### WORK REQUIRED
Extract all records. Keep each one exact.

### EXTRACTED RECORDS
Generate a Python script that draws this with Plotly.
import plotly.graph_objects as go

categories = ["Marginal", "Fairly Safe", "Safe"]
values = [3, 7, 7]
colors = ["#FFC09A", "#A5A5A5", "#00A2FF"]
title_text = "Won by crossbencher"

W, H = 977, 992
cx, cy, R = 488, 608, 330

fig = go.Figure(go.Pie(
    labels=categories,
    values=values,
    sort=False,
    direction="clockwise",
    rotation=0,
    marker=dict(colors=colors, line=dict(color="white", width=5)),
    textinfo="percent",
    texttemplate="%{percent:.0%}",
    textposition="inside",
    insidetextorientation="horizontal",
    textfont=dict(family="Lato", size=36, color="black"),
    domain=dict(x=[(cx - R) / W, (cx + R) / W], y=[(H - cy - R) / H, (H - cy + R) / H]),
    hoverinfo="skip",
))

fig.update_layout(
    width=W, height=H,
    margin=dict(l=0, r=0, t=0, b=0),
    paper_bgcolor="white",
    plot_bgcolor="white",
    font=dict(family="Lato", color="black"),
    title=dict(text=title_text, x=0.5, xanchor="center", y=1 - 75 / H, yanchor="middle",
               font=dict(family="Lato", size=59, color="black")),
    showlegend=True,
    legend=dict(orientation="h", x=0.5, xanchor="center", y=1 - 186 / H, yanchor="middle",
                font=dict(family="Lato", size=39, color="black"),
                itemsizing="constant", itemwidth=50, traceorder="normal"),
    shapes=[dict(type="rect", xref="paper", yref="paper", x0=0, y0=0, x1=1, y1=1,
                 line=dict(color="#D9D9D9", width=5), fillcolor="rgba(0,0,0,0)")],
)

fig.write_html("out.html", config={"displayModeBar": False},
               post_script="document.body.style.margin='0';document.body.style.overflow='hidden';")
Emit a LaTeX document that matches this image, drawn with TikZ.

### SOLUTION TO THE EXERCISE
Generate a Python script that draws this with Plotly.
import plotly.graph_objects as go

categories = ["Marginal", "Fairly Safe", "Safe"]
values = [3, 7, 7]
colors = ["#FFC09A", "#A5A5A5", "#00A2FF"]
title_text = "Won by crossbencher"

W, H = 977, 992
cx, cy, R = 488, 608, 330

fig = go.Figure(go.Pie(
    labels=categories,
    values=values,
    sort=False,
    direction="clockwise",
    rotation=0,
    marker=dict(colors=colors, line=dict(color="white", width=5)),
    textinfo="percent",
    texttemplate="%{percent:.0%}",
    textposition="inside",
    insidetextorientation="horizontal",
    textfont=dict(family="Lato", size=36, color="black"),
    domain=dict(x=[(cx - R) / W, (cx + R) / W], y=[(H - cy - R) / H, (H - cy + R) / H]),
    hoverinfo="skip",
))

fig.update_layout(
    width=W, height=H,
    margin=dict(l=0, r=0, t=0, b=0),
    paper_bgcolor="white",
    plot_bgcolor="white",
    font=dict(family="Lato", color="black"),
    title=dict(text=title_text, x=0.5, xanchor="center", y=1 - 75 / H, yanchor="middle",
               font=dict(family="Lato", size=59, color="black")),
    showlegend=True,
    legend=dict(orientation="h", x=0.5, xanchor="center", y=1 - 186 / H, yanchor="middle",
                font=dict(family="Lato", size=39, color="black"),
                itemsizing="constant", itemwidth=50, traceorder="normal"),
    shapes=[dict(type="rect", xref="paper", yref="paper", x0=0, y0=0, x1=1, y1=1,
                 line=dict(color="#D9D9D9", width=5), fillcolor="rgba(0,0,0,0)")],
)

fig.write_html("out.html", config={"displayModeBar": False},
               post_script="document.body.style.margin='0';document.body.style.overflow='hidden';")
Emit a LaTeX document that matches this image, drawn with TikZ.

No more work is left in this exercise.